● What the task asks:
Pictures stay out of this copy; please retype only the lines from the start of the records through the line with "0.002, 0.001, 0.0005, 0.0]".

● Data for this task:
---

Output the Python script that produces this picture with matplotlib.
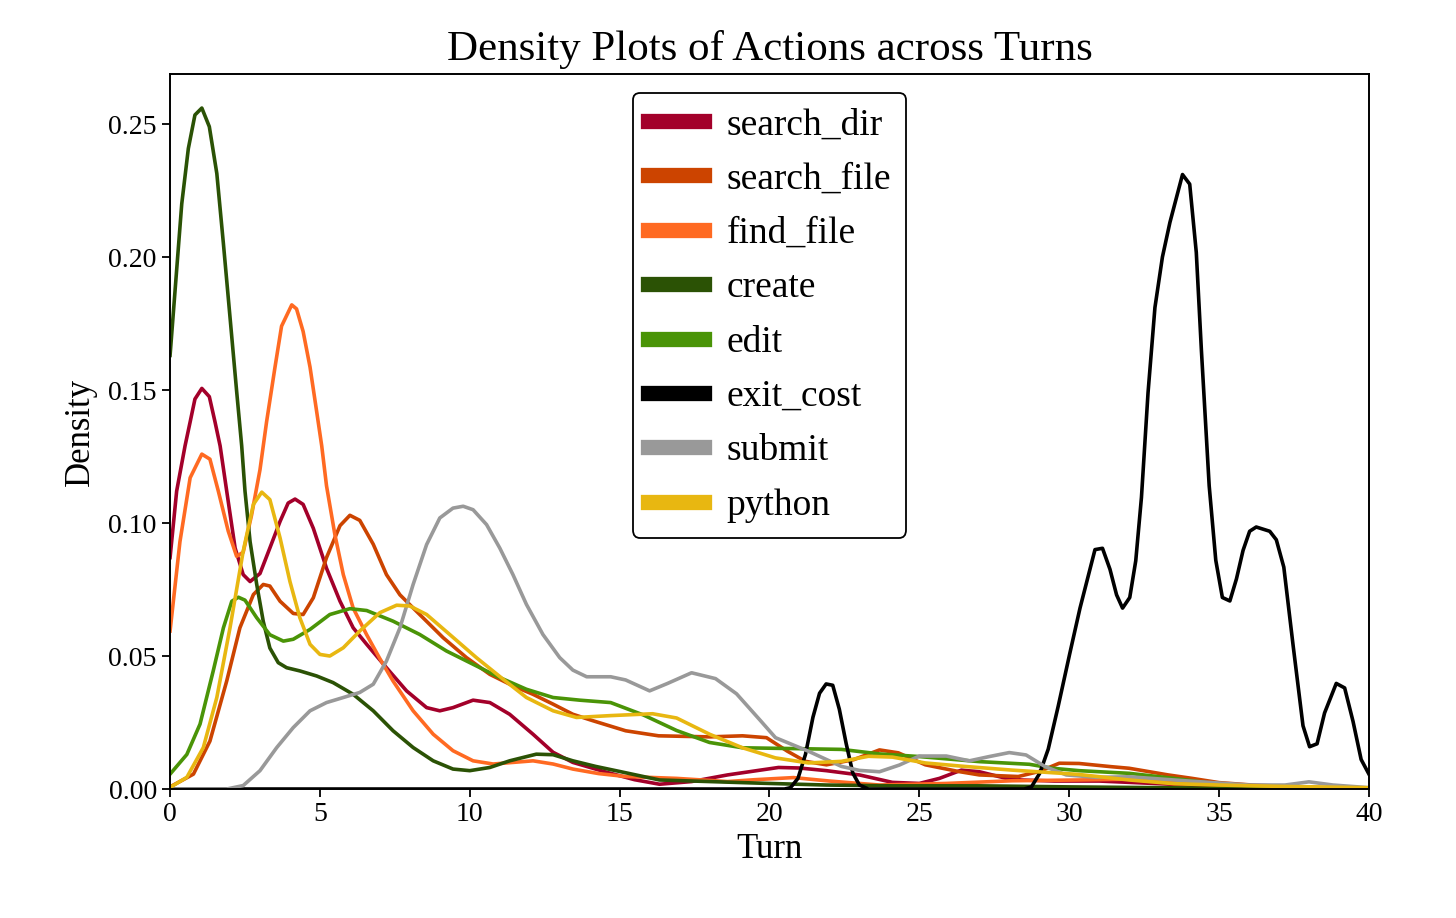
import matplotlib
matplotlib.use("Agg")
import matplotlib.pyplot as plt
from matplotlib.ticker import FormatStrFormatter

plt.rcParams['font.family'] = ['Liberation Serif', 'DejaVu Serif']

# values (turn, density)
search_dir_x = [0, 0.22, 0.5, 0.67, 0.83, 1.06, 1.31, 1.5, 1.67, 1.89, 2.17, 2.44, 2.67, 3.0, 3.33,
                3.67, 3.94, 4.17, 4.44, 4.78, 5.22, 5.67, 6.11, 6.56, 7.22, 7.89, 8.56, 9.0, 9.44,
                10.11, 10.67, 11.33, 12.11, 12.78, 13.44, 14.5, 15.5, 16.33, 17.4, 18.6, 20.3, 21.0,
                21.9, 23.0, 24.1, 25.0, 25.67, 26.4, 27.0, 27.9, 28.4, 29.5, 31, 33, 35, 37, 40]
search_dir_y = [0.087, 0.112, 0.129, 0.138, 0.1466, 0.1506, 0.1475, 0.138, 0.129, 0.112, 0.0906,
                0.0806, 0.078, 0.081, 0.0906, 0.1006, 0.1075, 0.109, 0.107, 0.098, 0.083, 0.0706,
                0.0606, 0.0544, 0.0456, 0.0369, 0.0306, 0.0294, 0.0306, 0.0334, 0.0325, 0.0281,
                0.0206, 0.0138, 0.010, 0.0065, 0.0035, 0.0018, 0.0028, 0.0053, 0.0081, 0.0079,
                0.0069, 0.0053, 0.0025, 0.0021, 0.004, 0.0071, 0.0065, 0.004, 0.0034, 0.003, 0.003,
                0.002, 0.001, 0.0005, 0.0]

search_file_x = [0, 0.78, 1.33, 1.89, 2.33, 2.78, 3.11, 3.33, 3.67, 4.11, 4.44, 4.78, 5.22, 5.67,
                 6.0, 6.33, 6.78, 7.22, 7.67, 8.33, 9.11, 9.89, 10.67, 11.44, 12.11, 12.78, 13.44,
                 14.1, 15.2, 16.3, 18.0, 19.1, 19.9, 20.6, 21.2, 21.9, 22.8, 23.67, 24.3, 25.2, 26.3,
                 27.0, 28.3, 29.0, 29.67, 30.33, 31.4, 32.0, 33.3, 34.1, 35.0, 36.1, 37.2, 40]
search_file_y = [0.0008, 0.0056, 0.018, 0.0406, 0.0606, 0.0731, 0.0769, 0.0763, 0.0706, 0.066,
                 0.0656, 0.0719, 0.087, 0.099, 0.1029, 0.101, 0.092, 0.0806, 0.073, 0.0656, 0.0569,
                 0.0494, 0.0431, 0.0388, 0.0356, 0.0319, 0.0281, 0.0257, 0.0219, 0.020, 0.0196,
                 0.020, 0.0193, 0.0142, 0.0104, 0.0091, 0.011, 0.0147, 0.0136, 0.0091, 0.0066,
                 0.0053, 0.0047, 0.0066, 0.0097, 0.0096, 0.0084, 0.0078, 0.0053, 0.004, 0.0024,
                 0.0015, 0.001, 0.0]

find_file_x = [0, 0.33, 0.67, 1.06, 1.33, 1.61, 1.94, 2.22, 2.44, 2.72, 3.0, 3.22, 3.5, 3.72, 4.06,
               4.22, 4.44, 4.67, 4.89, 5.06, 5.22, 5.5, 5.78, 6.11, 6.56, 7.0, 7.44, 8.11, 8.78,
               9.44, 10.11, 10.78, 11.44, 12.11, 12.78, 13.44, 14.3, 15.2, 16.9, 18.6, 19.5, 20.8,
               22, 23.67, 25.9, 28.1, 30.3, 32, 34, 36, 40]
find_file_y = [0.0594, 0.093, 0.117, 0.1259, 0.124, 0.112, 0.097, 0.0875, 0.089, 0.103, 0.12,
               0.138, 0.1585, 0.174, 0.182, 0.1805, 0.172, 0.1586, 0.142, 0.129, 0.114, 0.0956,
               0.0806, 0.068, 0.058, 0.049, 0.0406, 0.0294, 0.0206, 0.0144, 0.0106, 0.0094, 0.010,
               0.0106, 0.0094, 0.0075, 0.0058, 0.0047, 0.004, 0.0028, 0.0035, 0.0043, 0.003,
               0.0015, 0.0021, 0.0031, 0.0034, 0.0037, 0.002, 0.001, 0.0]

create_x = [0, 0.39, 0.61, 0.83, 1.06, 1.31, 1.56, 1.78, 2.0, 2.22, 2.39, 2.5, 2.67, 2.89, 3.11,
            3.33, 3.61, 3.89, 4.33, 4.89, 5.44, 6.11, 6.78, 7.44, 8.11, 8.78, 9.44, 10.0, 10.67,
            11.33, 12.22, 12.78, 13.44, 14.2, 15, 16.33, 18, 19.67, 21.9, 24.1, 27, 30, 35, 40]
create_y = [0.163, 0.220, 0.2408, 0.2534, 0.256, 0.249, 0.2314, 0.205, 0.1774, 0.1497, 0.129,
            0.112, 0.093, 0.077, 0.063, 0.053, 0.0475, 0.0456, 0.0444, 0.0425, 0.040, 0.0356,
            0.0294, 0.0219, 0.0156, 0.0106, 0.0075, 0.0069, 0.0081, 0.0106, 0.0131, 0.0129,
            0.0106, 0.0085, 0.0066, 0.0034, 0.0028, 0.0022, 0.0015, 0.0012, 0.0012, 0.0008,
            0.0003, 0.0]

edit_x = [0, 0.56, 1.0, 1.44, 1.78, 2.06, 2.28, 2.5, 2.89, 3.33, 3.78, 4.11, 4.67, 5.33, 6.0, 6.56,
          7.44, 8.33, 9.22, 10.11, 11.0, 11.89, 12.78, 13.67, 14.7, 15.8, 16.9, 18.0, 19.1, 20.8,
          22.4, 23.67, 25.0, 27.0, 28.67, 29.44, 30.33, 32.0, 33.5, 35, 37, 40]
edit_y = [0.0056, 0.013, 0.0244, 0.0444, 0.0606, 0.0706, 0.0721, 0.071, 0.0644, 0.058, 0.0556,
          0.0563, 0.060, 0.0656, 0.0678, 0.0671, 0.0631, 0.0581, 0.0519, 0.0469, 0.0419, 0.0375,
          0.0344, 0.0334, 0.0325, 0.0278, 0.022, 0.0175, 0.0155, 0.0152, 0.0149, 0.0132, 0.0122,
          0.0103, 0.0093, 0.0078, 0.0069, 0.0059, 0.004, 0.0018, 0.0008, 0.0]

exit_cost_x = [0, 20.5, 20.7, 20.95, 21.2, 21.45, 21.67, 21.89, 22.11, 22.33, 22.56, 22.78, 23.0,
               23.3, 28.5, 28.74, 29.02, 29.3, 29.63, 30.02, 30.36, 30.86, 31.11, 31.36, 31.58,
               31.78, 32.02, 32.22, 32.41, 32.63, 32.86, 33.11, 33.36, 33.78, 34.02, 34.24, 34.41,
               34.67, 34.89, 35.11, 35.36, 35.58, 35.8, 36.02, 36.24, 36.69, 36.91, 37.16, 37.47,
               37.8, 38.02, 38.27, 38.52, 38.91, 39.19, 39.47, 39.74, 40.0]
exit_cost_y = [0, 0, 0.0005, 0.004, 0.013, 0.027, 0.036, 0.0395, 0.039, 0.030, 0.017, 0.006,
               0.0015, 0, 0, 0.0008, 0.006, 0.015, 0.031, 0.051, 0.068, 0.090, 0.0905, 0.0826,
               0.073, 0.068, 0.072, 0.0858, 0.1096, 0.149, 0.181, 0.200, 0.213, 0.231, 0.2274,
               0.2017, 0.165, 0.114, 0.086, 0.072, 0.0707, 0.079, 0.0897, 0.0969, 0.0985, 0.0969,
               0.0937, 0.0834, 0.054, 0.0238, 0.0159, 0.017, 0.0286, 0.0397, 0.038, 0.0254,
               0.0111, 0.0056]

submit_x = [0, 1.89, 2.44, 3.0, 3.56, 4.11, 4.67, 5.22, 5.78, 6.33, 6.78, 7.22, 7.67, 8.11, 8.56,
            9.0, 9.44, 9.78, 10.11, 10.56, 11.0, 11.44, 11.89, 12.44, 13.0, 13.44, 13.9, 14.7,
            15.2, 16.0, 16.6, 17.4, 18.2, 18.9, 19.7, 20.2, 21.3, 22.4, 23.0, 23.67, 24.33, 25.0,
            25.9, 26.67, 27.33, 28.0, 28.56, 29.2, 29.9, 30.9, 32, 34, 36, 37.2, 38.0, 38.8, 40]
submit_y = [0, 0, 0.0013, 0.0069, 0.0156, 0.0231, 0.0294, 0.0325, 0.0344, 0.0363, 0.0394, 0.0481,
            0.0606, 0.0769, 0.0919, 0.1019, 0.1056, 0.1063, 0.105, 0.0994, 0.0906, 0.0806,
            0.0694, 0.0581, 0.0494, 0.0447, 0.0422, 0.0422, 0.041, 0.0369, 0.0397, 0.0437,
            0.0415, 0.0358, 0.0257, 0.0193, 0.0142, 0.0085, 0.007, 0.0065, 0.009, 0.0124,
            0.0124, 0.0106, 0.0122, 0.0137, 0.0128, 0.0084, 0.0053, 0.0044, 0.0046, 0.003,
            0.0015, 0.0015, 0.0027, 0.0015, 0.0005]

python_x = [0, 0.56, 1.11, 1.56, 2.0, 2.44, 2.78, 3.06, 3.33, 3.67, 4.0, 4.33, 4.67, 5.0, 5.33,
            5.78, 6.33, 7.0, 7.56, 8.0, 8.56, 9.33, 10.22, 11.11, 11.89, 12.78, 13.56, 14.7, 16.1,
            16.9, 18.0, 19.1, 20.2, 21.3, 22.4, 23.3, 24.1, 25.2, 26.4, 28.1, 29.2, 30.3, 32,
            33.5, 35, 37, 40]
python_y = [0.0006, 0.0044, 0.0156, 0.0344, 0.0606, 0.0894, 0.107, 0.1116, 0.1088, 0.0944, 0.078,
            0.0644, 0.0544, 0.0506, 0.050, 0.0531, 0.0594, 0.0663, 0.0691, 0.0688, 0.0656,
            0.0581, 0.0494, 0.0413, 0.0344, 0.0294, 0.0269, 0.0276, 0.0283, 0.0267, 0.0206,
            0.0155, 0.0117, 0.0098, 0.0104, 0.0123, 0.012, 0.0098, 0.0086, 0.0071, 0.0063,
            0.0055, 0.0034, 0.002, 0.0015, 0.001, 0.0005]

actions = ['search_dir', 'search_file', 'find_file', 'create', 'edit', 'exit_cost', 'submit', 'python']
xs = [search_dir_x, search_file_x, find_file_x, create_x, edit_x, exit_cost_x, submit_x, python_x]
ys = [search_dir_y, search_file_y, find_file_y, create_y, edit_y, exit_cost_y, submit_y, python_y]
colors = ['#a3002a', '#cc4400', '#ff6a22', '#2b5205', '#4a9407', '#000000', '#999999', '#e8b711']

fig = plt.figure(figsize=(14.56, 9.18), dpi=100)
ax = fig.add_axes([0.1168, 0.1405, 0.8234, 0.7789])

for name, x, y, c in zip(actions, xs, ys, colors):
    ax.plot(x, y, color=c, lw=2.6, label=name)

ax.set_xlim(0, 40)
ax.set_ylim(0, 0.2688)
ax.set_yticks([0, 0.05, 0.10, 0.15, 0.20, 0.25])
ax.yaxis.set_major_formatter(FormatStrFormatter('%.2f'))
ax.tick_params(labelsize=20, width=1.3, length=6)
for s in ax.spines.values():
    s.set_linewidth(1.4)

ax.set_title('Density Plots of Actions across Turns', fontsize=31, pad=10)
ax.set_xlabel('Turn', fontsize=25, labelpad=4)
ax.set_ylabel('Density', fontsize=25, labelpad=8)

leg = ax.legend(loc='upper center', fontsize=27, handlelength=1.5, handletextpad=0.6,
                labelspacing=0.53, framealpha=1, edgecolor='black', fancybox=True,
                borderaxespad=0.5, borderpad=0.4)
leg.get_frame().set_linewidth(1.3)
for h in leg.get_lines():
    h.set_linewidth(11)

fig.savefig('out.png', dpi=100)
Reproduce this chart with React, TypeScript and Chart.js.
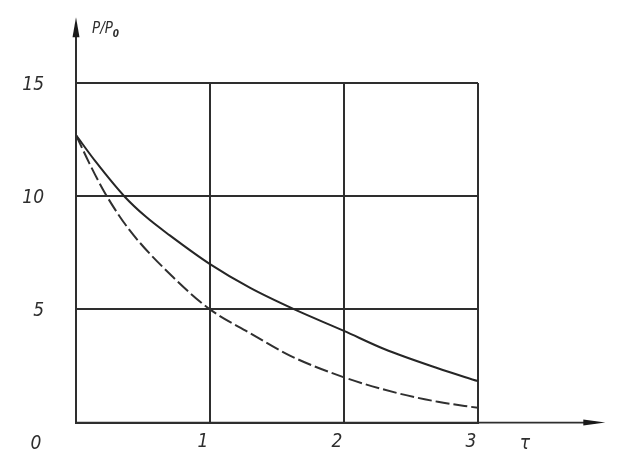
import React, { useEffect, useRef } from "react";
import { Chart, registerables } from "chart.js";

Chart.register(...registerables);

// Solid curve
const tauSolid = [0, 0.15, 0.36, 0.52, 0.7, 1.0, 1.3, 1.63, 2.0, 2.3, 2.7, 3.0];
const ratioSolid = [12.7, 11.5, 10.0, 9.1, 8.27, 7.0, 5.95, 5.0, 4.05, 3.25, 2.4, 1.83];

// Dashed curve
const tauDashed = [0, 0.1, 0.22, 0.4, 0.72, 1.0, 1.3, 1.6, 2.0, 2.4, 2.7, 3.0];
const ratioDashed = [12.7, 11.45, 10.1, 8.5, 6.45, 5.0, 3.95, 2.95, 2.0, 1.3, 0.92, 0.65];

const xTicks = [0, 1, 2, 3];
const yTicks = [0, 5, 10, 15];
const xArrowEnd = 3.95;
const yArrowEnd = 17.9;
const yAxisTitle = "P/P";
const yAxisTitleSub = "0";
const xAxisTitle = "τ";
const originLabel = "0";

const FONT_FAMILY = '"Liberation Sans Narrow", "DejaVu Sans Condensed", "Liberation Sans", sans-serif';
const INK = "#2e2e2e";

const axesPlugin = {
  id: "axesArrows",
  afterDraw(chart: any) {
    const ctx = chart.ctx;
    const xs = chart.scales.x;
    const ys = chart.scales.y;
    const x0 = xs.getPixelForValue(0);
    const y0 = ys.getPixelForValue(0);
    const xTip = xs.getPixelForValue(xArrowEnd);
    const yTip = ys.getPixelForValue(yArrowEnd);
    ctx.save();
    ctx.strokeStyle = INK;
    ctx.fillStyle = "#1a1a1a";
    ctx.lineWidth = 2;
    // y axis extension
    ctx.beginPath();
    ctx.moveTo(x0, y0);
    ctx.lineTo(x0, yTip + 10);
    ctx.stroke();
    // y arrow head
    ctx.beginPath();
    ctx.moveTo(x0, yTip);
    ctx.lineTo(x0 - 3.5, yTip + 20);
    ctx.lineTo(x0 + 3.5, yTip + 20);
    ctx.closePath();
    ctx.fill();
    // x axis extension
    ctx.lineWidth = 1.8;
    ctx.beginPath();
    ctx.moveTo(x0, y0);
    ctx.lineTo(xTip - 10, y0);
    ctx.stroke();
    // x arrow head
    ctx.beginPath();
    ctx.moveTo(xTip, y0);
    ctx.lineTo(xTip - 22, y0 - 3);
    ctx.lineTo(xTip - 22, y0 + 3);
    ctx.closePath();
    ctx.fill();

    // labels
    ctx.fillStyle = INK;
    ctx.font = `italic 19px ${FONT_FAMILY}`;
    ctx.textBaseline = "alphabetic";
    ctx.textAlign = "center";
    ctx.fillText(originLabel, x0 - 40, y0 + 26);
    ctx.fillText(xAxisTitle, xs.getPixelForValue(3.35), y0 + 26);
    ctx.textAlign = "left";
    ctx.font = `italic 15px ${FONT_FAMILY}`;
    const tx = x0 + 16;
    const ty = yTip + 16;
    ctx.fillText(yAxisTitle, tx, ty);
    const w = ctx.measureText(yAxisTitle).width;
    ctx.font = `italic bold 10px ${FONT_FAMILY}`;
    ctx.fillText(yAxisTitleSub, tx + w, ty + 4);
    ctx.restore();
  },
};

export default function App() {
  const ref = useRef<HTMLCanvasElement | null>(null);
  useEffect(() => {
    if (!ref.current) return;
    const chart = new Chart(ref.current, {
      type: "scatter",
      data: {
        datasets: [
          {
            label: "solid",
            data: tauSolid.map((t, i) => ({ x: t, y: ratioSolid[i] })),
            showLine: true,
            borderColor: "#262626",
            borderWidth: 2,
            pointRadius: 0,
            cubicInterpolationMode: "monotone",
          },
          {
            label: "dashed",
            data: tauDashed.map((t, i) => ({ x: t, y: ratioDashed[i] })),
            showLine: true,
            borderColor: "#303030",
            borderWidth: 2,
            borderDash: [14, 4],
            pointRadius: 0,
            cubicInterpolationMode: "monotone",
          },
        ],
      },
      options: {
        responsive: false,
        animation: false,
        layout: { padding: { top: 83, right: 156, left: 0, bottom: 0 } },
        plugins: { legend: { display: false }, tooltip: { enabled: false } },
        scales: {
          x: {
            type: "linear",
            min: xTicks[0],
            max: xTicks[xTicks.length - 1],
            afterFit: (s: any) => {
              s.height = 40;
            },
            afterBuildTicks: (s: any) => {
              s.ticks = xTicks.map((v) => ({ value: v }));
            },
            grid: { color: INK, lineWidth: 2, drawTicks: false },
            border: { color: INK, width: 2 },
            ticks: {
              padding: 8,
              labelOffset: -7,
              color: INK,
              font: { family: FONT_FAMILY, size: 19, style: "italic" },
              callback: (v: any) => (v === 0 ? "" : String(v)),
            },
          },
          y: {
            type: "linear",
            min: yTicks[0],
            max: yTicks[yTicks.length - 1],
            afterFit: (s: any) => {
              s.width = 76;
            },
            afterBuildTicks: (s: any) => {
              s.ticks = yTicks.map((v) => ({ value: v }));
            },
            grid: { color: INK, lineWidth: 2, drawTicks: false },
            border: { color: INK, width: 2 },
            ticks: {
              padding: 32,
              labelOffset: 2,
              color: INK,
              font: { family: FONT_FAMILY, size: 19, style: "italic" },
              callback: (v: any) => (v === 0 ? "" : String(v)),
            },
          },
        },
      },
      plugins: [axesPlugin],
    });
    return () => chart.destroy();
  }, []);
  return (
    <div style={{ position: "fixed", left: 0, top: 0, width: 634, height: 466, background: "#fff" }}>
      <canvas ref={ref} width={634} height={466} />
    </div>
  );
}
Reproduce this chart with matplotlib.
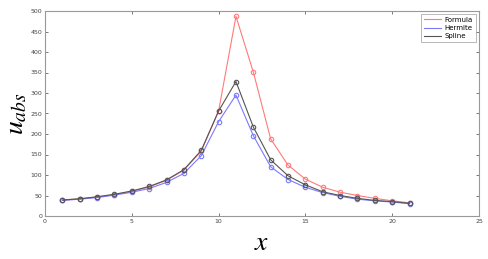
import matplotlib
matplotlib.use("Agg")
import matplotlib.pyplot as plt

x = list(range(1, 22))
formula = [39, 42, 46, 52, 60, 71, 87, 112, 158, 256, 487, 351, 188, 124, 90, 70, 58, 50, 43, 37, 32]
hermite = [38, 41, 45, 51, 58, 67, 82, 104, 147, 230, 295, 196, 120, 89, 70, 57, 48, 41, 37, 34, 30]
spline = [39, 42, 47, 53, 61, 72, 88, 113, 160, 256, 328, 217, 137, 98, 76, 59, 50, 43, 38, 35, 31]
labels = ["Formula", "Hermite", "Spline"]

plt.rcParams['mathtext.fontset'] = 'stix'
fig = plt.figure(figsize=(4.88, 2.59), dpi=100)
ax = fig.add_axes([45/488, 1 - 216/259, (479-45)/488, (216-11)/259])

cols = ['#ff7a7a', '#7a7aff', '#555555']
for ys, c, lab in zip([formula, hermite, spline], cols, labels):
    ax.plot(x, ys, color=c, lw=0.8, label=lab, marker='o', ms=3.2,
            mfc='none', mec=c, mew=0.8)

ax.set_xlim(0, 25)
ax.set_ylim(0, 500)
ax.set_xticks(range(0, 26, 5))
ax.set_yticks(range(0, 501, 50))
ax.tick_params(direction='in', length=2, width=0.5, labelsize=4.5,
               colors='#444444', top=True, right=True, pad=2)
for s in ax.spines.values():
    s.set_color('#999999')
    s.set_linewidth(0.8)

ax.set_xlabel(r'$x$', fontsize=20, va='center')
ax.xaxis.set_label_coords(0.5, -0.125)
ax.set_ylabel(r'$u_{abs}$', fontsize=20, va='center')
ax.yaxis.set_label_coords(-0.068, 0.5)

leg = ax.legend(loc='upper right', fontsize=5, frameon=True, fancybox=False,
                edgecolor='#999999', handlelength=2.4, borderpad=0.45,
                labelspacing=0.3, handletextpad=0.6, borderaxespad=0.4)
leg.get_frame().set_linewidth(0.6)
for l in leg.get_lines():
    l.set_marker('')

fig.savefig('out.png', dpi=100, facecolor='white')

---

● Solution to the problem:
Output the Python script that produces this picture with matplotlib.
import matplotlib
matplotlib.use("Agg")
import matplotlib.pyplot as plt
from matplotlib.ticker import FormatStrFormatter

plt.rcParams['font.family'] = ['Liberation Serif', 'DejaVu Serif']

# values (turn, density)
search_dir_x = [0, 0.22, 0.5, 0.67, 0.83, 1.06, 1.31, 1.5, 1.67, 1.89, 2.17, 2.44, 2.67, 3.0, 3.33,
                3.67, 3.94, 4.17, 4.44, 4.78, 5.22, 5.67, 6.11, 6.56, 7.22, 7.89, 8.56, 9.0, 9.44,
                10.11, 10.67, 11.33, 12.11, 12.78, 13.44, 14.5, 15.5, 16.33, 17.4, 18.6, 20.3, 21.0,
                21.9, 23.0, 24.1, 25.0, 25.67, 26.4, 27.0, 27.9, 28.4, 29.5, 31, 33, 35, 37, 40]
search_dir_y = [0.087, 0.112, 0.129, 0.138, 0.1466, 0.1506, 0.1475, 0.138, 0.129, 0.112, 0.0906,
                0.0806, 0.078, 0.081, 0.0906, 0.1006, 0.1075, 0.109, 0.107, 0.098, 0.083, 0.0706,
                0.0606, 0.0544, 0.0456, 0.0369, 0.0306, 0.0294, 0.0306, 0.0334, 0.0325, 0.0281,
                0.0206, 0.0138, 0.010, 0.0065, 0.0035, 0.0018, 0.0028, 0.0053, 0.0081, 0.0079,
                0.0069, 0.0053, 0.0025, 0.0021, 0.004, 0.0071, 0.0065, 0.004, 0.0034, 0.003, 0.003,
                0.002, 0.001, 0.0005, 0.0]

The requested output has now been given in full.